Goal of the exercise: Leave out the pictures, and retype only the lines from the beginning of the material through the line that contains "(d1.west) -- (c1.east);", including both.

Provided data:
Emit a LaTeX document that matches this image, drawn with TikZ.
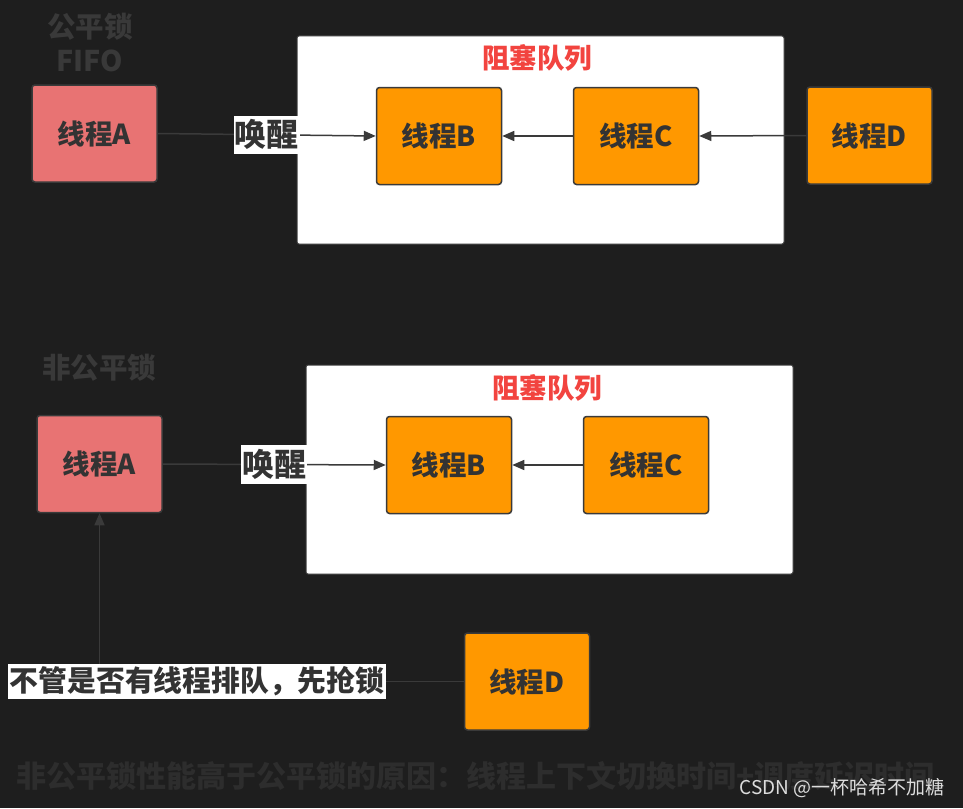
\documentclass[tikz,border=0pt]{standalone}
\usepackage{fontspec}
\setmainfont{Noto Sans CJK SC}
\usetikzlibrary{arrows.meta}
\definecolor{bgc}{HTML}{1E1E1E}
\definecolor{pinkc}{HTML}{E87373}
\definecolor{orangec}{HTML}{FF9800}
\definecolor{redc}{HTML}{F2443F}
\definecolor{headc}{HTML}{393939}
\definecolor{edgec}{HTML}{3A3A3A}
\definecolor{txtc}{HTML}{333333}
\definecolor{footc}{HTML}{2D2D2D}
\definecolor{markc}{HTML}{DDDDDD}
\tikzset{
  thread/.style={draw=edgec, line width=1.5pt, rounded corners=3pt, minimum width=125pt, minimum height=97pt, inner sep=0pt, text=txtc, font=\fontsize{27.5}{30}\selectfont\bfseries},
  pinkbox/.style={thread, fill=pinkc},
  orangebox/.style={thread, fill=orangec},
  queue/.style={fill=white, draw=edgec, line width=1pt, rounded corners=2pt},
  conn/.style={draw=edgec, line width=1.5pt, -{Triangle[length=12pt,width=10pt]}},
  heading/.style={text=headc, font=\fontsize{28.5}{34}\selectfont\bfseries, align=center},
  qtitle/.style={text=redc, font=\fontsize{27.5}{30}\selectfont\bfseries},
  lab/.style={fill=white, text=txtc, inner xsep=1pt, inner ysep=4pt, font=\fontsize{32}{34}\selectfont\bfseries},
  lablong/.style={fill=white, text=txtc, inner xsep=1.5pt, inner ysep=3pt, font=\fontsize{28.8}{30}\selectfont\bfseries},
}
\begin{document}
\begin{tikzpicture}[x=1pt,y=-1pt]
\fill[bgc] (0,0) rectangle (963,808);
\useasboundingbox (0,0) rectangle (963,808);

% ---------- fair lock ----------
\node[heading] (h1) at (90,27) {公平锁};
\node[heading] (h1b) at (90,61) {FIFO};
\path[queue] (297,36) rectangle (784,244);
\node[qtitle] (q1) at (537,58) {阻塞队列};
\node[pinkbox] (a1) at (94.5,133.5) {线程A};
\node[orangebox] (b1) at (439,136) {线程B};
\node[orangebox] (c1) at (636,136) {线程C};
\node[orangebox] (d1) at (869.5,135.5) {线程D};
\draw[conn] (a1.east) -- node[lab, pos=0.5] (w1) {唤醒} (b1.west);
\draw[conn] (c1.west) -- (b1.east);
\draw[conn] (d1.west) -- (c1.east);

% ---------- unfair lock ----------
\node[heading] (h2) at (99,368) {非公平锁};
\path[queue] (306,365) rectangle (793,574);
\node[qtitle] (q2) at (547,388) {阻塞队列};
\node[pinkbox] (a2) at (99.5,464) {线程A};
\node[orangebox] (b2) at (449,465) {线程B};
\node[orangebox] (c2) at (646,465) {线程C};
\node[orangebox] (d2) at (527,681.5) {线程D};
\draw[conn] (a2.east) -- node[lab, pos=0.5] (w2) {唤醒} (b2.west);
\draw[conn] (c2.west) -- (b2.east);
\draw[conn] (d2.west) -| node[lablong, pos=0.366] (g) {不管是否有线程排队，先抢锁} (a2.south);

% ---------- footer ----------
\node[text=footc, font=\fontsize{30}{32}\selectfont\bfseries, anchor=west] (f) at (13,776) {非公平锁性能高于公平锁的原因：线程上下文切换时间+调度延迟时间};
\node[text=markc, font=\fontsize{19}{20}\selectfont, anchor=east] (wm) at (948,788) {CSDN @一杯哈希不加糖};
\end{tikzpicture}
\end{document}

Complete output:
Emit a LaTeX document that matches this image, drawn with TikZ.
\documentclass[tikz,border=0pt]{standalone}
\usepackage{fontspec}
\setmainfont{Noto Sans CJK SC}
\usetikzlibrary{arrows.meta}
\definecolor{bgc}{HTML}{1E1E1E}
\definecolor{pinkc}{HTML}{E87373}
\definecolor{orangec}{HTML}{FF9800}
\definecolor{redc}{HTML}{F2443F}
\definecolor{headc}{HTML}{393939}
\definecolor{edgec}{HTML}{3A3A3A}
\definecolor{txtc}{HTML}{333333}
\definecolor{footc}{HTML}{2D2D2D}
\definecolor{markc}{HTML}{DDDDDD}
\tikzset{
  thread/.style={draw=edgec, line width=1.5pt, rounded corners=3pt, minimum width=125pt, minimum height=97pt, inner sep=0pt, text=txtc, font=\fontsize{27.5}{30}\selectfont\bfseries},
  pinkbox/.style={thread, fill=pinkc},
  orangebox/.style={thread, fill=orangec},
  queue/.style={fill=white, draw=edgec, line width=1pt, rounded corners=2pt},
  conn/.style={draw=edgec, line width=1.5pt, -{Triangle[length=12pt,width=10pt]}},
  heading/.style={text=headc, font=\fontsize{28.5}{34}\selectfont\bfseries, align=center},
  qtitle/.style={text=redc, font=\fontsize{27.5}{30}\selectfont\bfseries},
  lab/.style={fill=white, text=txtc, inner xsep=1pt, inner ysep=4pt, font=\fontsize{32}{34}\selectfont\bfseries},
  lablong/.style={fill=white, text=txtc, inner xsep=1.5pt, inner ysep=3pt, font=\fontsize{28.8}{30}\selectfont\bfseries},
}
\begin{document}
\begin{tikzpicture}[x=1pt,y=-1pt]
\fill[bgc] (0,0) rectangle (963,808);
\useasboundingbox (0,0) rectangle (963,808);

% ---------- fair lock ----------
\node[heading] (h1) at (90,27) {公平锁};
\node[heading] (h1b) at (90,61) {FIFO};
\path[queue] (297,36) rectangle (784,244);
\node[qtitle] (q1) at (537,58) {阻塞队列};
\node[pinkbox] (a1) at (94.5,133.5) {线程A};
\node[orangebox] (b1) at (439,136) {线程B};
\node[orangebox] (c1) at (636,136) {线程C};
\node[orangebox] (d1) at (869.5,135.5) {线程D};
\draw[conn] (a1.east) -- node[lab, pos=0.5] (w1) {唤醒} (b1.west);
\draw[conn] (c1.west) -- (b1.east);
\draw[conn] (d1.west) -- (c1.east);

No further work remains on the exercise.